Dec.29, 2006, filed under Miscellany

Why?On Christmas Day we all went for a walk down to the beach — me, Frood, Mum and Dad. As we wandered down the farmtrack, away in the distance I could hear engine noise.

Now, it might be the rose-tinted binoculars of nostalgia, which make everything from one’s childhood seem larger, sunnier and somehow happier than it probably was, but I’m sure that there were times of the year when I was a child when that engine noise wasn’t there. There were days, particularly Christmas, when people had better things to be doing than driving. Christmas, especially, I’m sure I remember the roads being utterly deserted, to the point where we used to ride our sleds down the hill past the school.

What has happened? What has happened to us that we have to be driving somewhere or the other every day of the year? What happened to us that we couldn’t just stay home for a couple of days and enjoy the peace and quiet?

Do we even know what silence is any more? Can anyone sit and imagine what the world would be like without that steady infra-sound grumble of discontented traffic, clogging up the roads of the country like arterial plaques, their behaviour much like the cholesterol settling in the arteries of the growingly obese people sat behind their wheels?

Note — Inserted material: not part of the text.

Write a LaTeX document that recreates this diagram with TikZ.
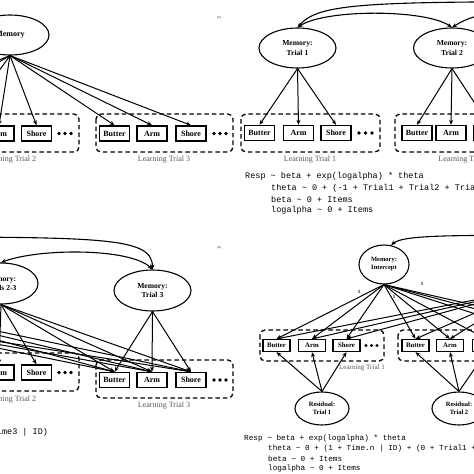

As above so below. The old magical principle. Chicken and egg. If the king is the land and the land is the king, and we are each king in our own territories, then we’re all responsible for the choking congestion. We know about the detrimental effects on air quality before we start even to consider and contemplate the more esoteric potential effects of all-pervasive infra-sound.

I long for one day a year when there is blessed, blissful silence. There has to be one day a year when everyone can stay where they are, surely. And why not Christmas Day? Everything is closed, there are families to enjoy and the weather is rotten for driving anyway.